▶ [Given instruction]: Collect from the data below each line with "chart".

_ _ _ _

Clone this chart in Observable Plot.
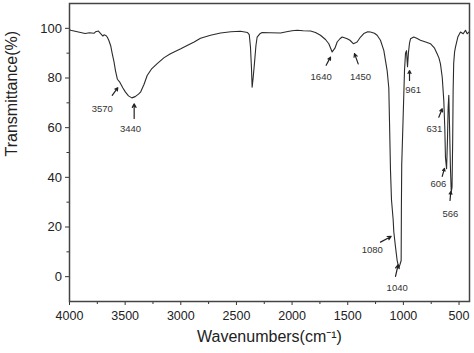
<!DOCTYPE html>
<html>
<head>
<meta charset="utf-8">
<script src="https://cdn.jsdelivr.net/npm/d3@7"></script>
<script src="https://cdn.jsdelivr.net/npm/@observablehq/plot@0.6"></script>
<style>
  html, body { margin: 0; padding: 0; background: #fff; }
  #chart svg { display: block; }
</style>
</head>
<body>
<div id="chart"></div>
<script>
// FTIR spectrum (wavenumber cm^-1, transmittance %)
const wavenumbers = [
  4000, 3990, 3950, 3900, 3860, 3820, 3780, 3766, 3740, 3720, 3700, 3690, 3670, 3660, 3647, 3630,
  3616, 3600, 3587, 3570, 3548, 3520, 3497, 3470, 3440, 3410, 3380, 3362, 3330, 3302,
  3260, 3212, 3150, 3093, 3000, 2943, 2880, 2823, 2733, 2643, 2550, 2464, 2400, 2385,
  2374, 2365, 2359, 2350, 2338, 2325, 2314, 2290, 2269, 2200, 2104, 2050, 2000, 1954,
  1900, 1834, 1790, 1745, 1700, 1670, 1640, 1615, 1595, 1570, 1550, 1530, 1505, 1480,
  1450, 1430, 1416, 1385, 1356, 1320, 1296, 1260, 1236, 1206, 1176, 1146, 1131, 1125,
  1116, 1107, 1092, 1086, 1071, 1056, 1041, 1030, 1020, 1018, 1015, 1003, 990, 981,
  972, 963, 955, 945, 936, 907, 880, 847, 800, 757, 720, 697, 680, 667, 651, 637,
  628, 622, 612, 604, 598, 592, 586, 578, 570, 563, 557, 553, 548, 540, 532, 511,
  487, 463, 442, 427, 412, 406
];
const transmittance = [
  99.5, 99.2, 98.8, 98.3, 97.9, 98.2, 98.0, 98.6, 98.9, 97.9, 96.9, 97.4, 97.0, 96.4, 95.2, 93.0,
  89.8, 86.5, 83.0, 79.5, 78.3, 76.0, 74.3, 72.8, 72.0, 72.5, 73.5, 74.3, 77.5, 81.0,
  83.8, 85.8, 88.2, 89.8, 91.8, 93.1, 94.5, 96.0, 97.2, 98.1, 98.6, 98.8, 98.3, 97.5,
  92.5, 84.0, 76.3, 80.0, 86.0, 93.0, 96.5, 97.8, 98.3, 98.2, 98.1, 98.6, 99.0, 99.2,
  99.0, 98.9, 98.3, 97.2, 95.5, 93.8, 90.5, 92.0, 94.5, 95.8, 96.5, 96.2, 95.8, 95.2,
  93.8, 94.2, 94.5, 96.5, 97.9, 98.6, 98.5, 98.0, 97.2, 95.2, 91.1, 83.0, 76.0, 63.0,
  43.0, 31.0, 23.0, 18.0, 12.0, 6.5, 3.5, 5.0, 6.5, 27.0, 45.0, 63.0, 83.0, 90.0,
  91.0, 84.5, 90.0, 94.0, 95.8, 96.5, 96.0, 95.2, 94.5, 93.8, 92.0, 89.8, 88.0, 85.7, 80.3, 71.0,
  60.0, 48.0, 43.5, 55.0, 68.0, 73.0, 62.0, 45.0, 34.0, 36.0, 55.0, 75.0, 86.0, 90.5, 92.4, 96.5,
  98.5, 97.8, 99.2, 97.8, 98.5, 98.2
];

// Peak annotations: label, label position, arrow tail and arrow head (data units)
const peakLabels = ["3570", "3440", "1640", "1450", "961", "631", "606", "566", "1080", "1040"];
const labelWn    = [3706, 3452, 1739, 1385, 912, 721, 685, 577, 1280, 1056];
const labelT     = [67.6, 59.3, 80.3, 80.6, 75.0, 59.6, 37.5, 25.4, 10.6, -4.5];
const tailWn     = [3616, 3419, 1694, 1406, 945, 682, 651, 581, 1206, 1071];
const tailT      = [73.0, 63.7, 85.1, 85.7, 79.0, 64.2, 40.4, 30.7, 13.9, 0.1];
const headWn     = [3566, 3419, 1655, 1439, 945, 651, 631, 574, 1110, 1047];
const headT      = [76.1, 69.6, 88.4, 89.8, 83.0, 67.6, 43.6, 34.3, 16.2, 4.8];

// Axis ticks
const xMajorTicks = [500, 1000, 1500, 2000, 2500, 3000, 3500, 4000];
const xMinorTicks = [750, 1250, 1750, 2250, 2750, 3250, 3750];
const yMajorTicks = [0, 20, 40, 60, 80, 100];
const yMinorTicks = [10, 30, 50, 70, 90];

const xTitle = "Wavenumbers(cm\u207B\u00B9)";
const yTitle = "Transmittance(%)";

const spectrum = wavenumbers.map((w, i) => ({w, t: transmittance[i]}));
const notes = peakLabels.map((label, i) => ({
  label, lx: labelWn[i], ly: labelT[i],
  x1: tailWn[i], y1: tailT[i], x2: headWn[i], y2: headT[i]
}));

const font = "'Liberation Sans', Arial, Helvetica, sans-serif";
const plain = d3.format("d");

const chart = Plot.plot({
  width: 474,
  height: 353,
  marginLeft: 69,
  marginRight: 5,
  marginTop: 3,
  marginBottom: 52,
  style: {fontFamily: font, background: "#fff", color: "#222", overflow: "visible"},
  x: {domain: [4000, 406], label: null},
  y: {domain: [-10, 110], label: null},
  marks: [
    Plot.axisX({ticks: xMajorTicks, tickFormat: plain, tickSize: 4, tickPadding: 6, fontSize: 12.5, label: null, stroke: "#333"}),
    Plot.axisX({ticks: xMinorTicks, tickSize: 3, tickFormat: () => "", label: null, stroke: "#333"}),
    Plot.axisY({ticks: yMajorTicks, tickFormat: plain, tickSize: 4, tickPadding: 3.5, fontSize: 13, label: null, stroke: "#333"}),
    Plot.axisY({ticks: yMinorTicks, tickSize: 2.5, tickFormat: () => "", label: null, stroke: "#333"}),
    Plot.line(spectrum, {x: "w", y: "t", stroke: "#2b2b2b", strokeWidth: 1.1}),
    Plot.arrow(notes, {x1: "x1", y1: "y1", x2: "x2", y2: "y2", stroke: "#222", strokeWidth: 1.2, headLength: 5, headAngle: 55}),
    Plot.text(notes, {x: "lx", y: "ly", text: "label", fontSize: 9.5, fill: "#333"}),
    Plot.frame({stroke: "#444", strokeWidth: 1.5}),
    Plot.text([xTitle], {frameAnchor: "bottom", dy: 40, fontSize: 16, fill: "#222"}),
    Plot.text([yTitle], {frameAnchor: "left", dx: -58, dy: 4, rotate: -90, fontSize: 16, fill: "#222"})
  ]
});

document.getElementById("chart").appendChild(chart);
</script>
</body>
</html>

_ _ _ _

▶ [Answer to this task]:
Clone this chart in Observable Plot.
  #chart svg { display: block; }
<div id="chart"></div>
const chart = Plot.plot({
document.getElementById("chart").appendChild(chart);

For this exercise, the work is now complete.